A Boston-area start-up called Bitsight is pulling in investor money so quickly, a total of $95 million, that it doesn’t know what to do with it all … yet.
And what does Bitsight do, to justify this level of investment? It examines company websites, evaluates them for the quality of their website security, and assigns them a rating, much like a credit score.
How do they do it? There’s a bit of proprietary secret sauce in how the company evaluates the security of a website, but what’s particularly interesting is that they do it all with publicly available information. And that raises another fascinating aspect of the business: the companies that Bitsight rates are not its clients. Bitsight is not an online security consultant with an automated assessment tool. Indeed, it has evaluated over 60,000 websites to date, and ultimately may evaluate tens or even hundreds of thousands of websites.
Why would anyone want this information? The uses for this data are surprisingly numerous. You can sell it in the form of a benchmark products to the companies you have rated. What IT manager wouldn’t want to know how their company stacks up against its peers? A better opportunity is to help insurance companies properly price data breach insurance policies.
But perhaps the best opportunity is to help big companies evaluate and manage risk with their vendors – a huge issue as a number of headline-grabbing recent data breaches resulted from a company’s network being penetrated via one of its vendors that was connected to it.
While Bitsight may look like a cutting edge analytics company, what’s significant is that so much of its business model is drawn from very basic approaches used by many other data publishers. It is aggregating publicly-available data into a database. It normalizes this information, then applies an algorithm to assess it and produce comparable company ratings. It sells this data product for internal benchmarking, risk management and due diligence applications.

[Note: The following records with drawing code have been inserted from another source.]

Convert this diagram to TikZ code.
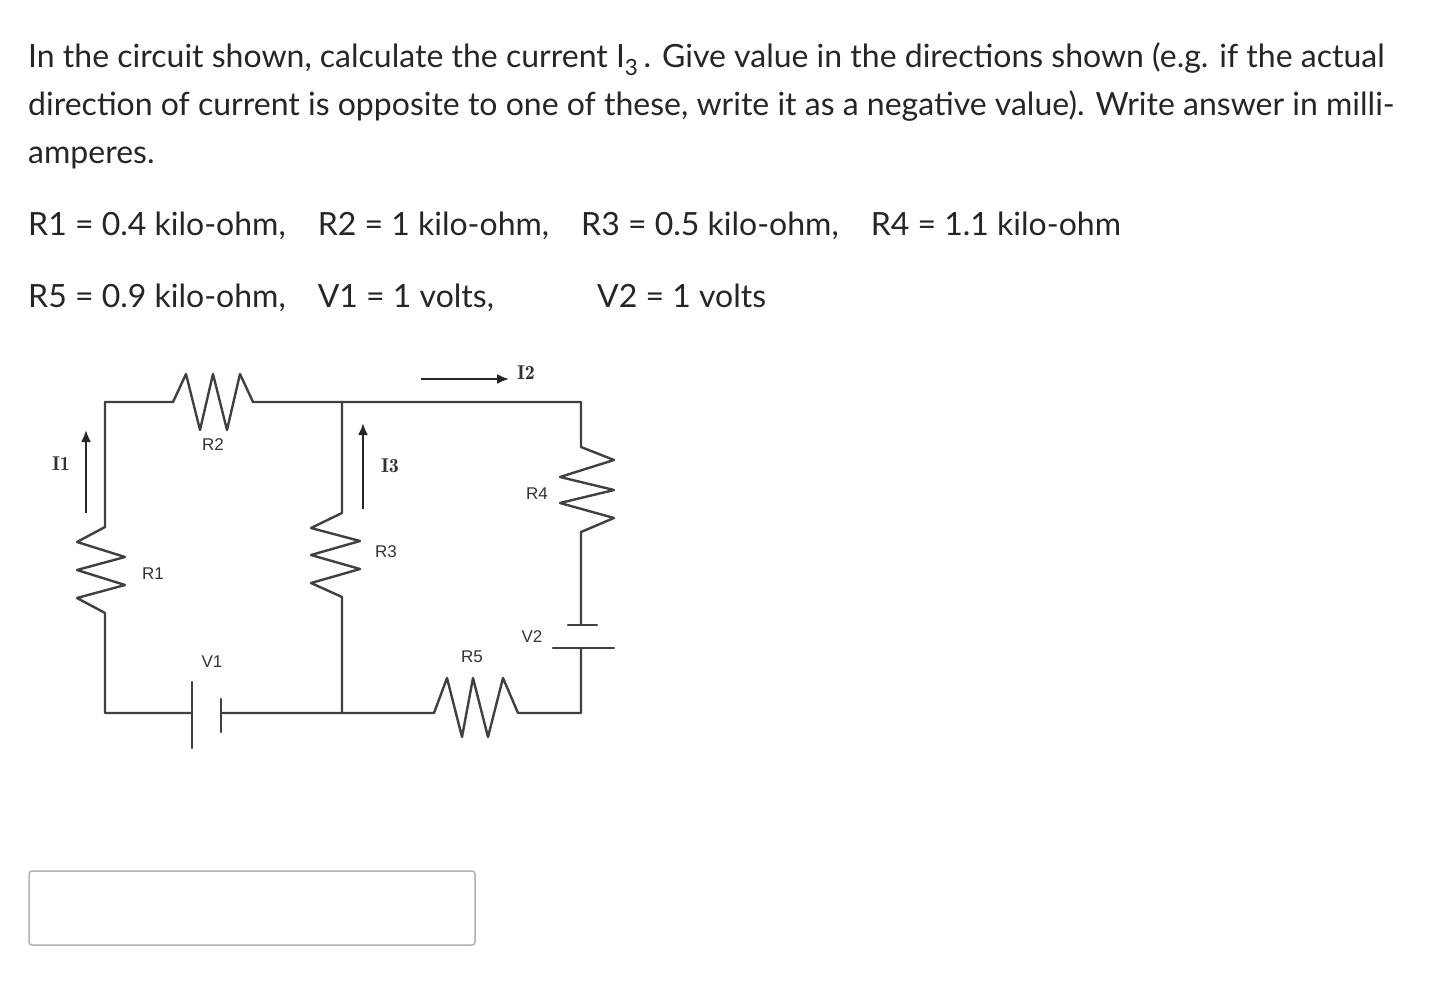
\documentclass[tikz,border=0pt]{standalone}
\usepackage{fontspec}
\setmainfont{Lato}
\setsansfont{Liberation Sans}
\usetikzlibrary{arrows.meta}
\begin{document}
\begin{tikzpicture}[x=1pt,y=-1pt,
  para/.style={anchor=base west,inner sep=0pt,font=\fontsize{32}{36}\selectfont,text=black!85},
  wire/.style={line width=2.4pt,black!75,line cap=round,line join=round},
  rlab/.style={font=\sffamily\fontsize{17}{17}\selectfont,text=black!80,inner sep=0pt},
  ilab/.style={font=\fontfamily{lmr}\bfseries\fontsize{20}{20}\selectfont,text=black!80,inner sep=0pt},
  cur/.style={line width=2.2pt,black!85,-{Latex[length=12pt,width=10pt]}}]
\useasboundingbox (0,0) rectangle (1440,992);
\fill[white] (0,0) rectangle (1440,992);
\node[para] (t1) at (28,68) {In the circuit shown, calculate the current I\textsubscript{3}\,. Give value in the directions shown (e.g. if the actual};
\node[para] (t2) at (28,116) {direction of current is opposite to one of these, write it as a negative value). Write answer in milli-};
\node[para] (t3) at (28,164) {amperes.};
\node[para] (t4) at (28,236) {R1 = 0.4 kilo-ohm,\quad R2 = 1 kilo-ohm,\quad R3 = 0.5 kilo-ohm,\quad R4 = 1.1 kilo-ohm};
\node[para] (t5) at (28,308) {R5 = 0.9 kilo-ohm,\quad V1 = 1 volts,};
\node[para] (t6) at (597,308) {V2 = 1 volts};
% circuit
\coordinate (tl) at (105,402); \coordinate (tm) at (342,402); \coordinate (tr) at (581,402);
\coordinate (bl) at (105,713); \coordinate (bm) at (342,713); \coordinate (br) at (581,713);
\draw[wire] (tl) -- (173,402) -- (186,374) -- (200,430) -- (213,374) -- (227,430) -- (240,374) -- (253,402) -- (tm) -- (tr) -- (581,447)
  -- (614,460) -- (560,477) -- (614,490) -- (560,503) -- (614,518) -- (581,532) -- (581,625);
\draw[wire] (tl) -- (105,527) -- (77,542) -- (125,557) -- (77,570) -- (125,585) -- (77,598) -- (105,613) -- (bl) -- (192,713);
\draw[wire] (tm) -- (342,513) -- (311,528) -- (360,541) -- (311,555) -- (360,569) -- (311,583) -- (342,597) -- (bm);
\draw[wire] (221,713) -- (bm) -- (434,713) -- (447,678) -- (462,737) -- (473,678) -- (488,737) -- (503,678) -- (518,713) -- (br) -- (581,648);
\draw[wire] (192,682) -- (192,748);
\draw[wire] (221,699) -- (221,732);
\draw[wire] (568,625) -- (597,625);
\draw[wire] (553,648) -- (614,648);
\coordinate (i1a) at (86,513); \coordinate (i1b) at (86,430);
\coordinate (i3a) at (363,509); \coordinate (i3b) at (363,423);
\coordinate (i2a) at (421,379); \coordinate (i2b) at (509,379);
\draw[cur] (i1a) -- (i1b);
\draw[cur] (i3a) -- (i3b);
\draw[cur] (i2a) -- (i2b);
\node[ilab] (I1) at (61,464) {I1};
\node[ilab] (I3) at (390,466) {I3};
\node[ilab] (I2) at (526,373) {I2};
\node[rlab] (R2) at (213,445) {R2};
\node[rlab] (R4) at (537,494) {R4};
\node[rlab] (R3) at (386,552) {R3};
\node[rlab] (R1) at (153,574) {R1};
\node[rlab] (V2) at (532,637) {V2};
\node[rlab] (R5) at (472,657) {R5};
\node[rlab] (V1) at (212,662) {V1};
\draw[black!30,line width=1.5pt,rounded corners=3pt] (29,871) rectangle (475,945);
\end{tikzpicture}
\end{document}
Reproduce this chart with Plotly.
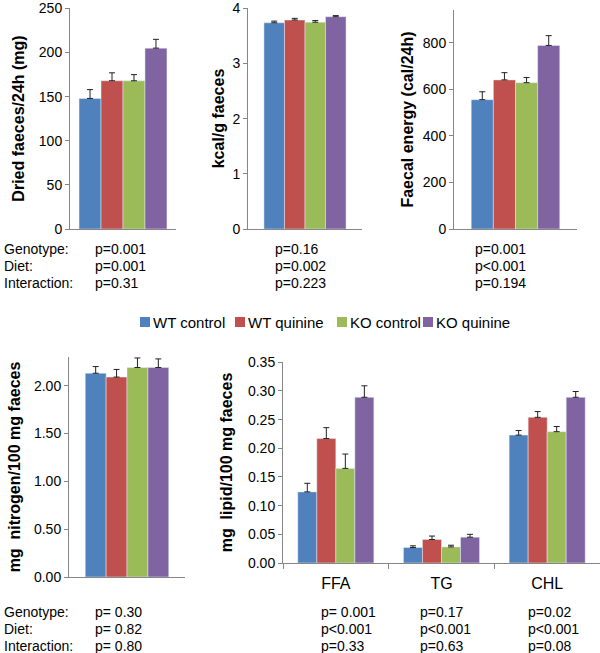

In short, despite its high tech trimmings, Bitsight very much has data publishing DNA. It is also a great example that data products don’t have to be perfect right out of the gate. By relying on public information, Bitsight can’t possibly know everything about the security of a company’s website. But by relying just on public data, it can quickly build a large database of comparable company ratings using a credible methodology and solve market needs that require a certain scale of coverage. If you’re the first data provider serving a serious market need, you can launch with good-enough data and improve it over time. Trying to perfect your data prior to launch can mean missing the opportunity entirely.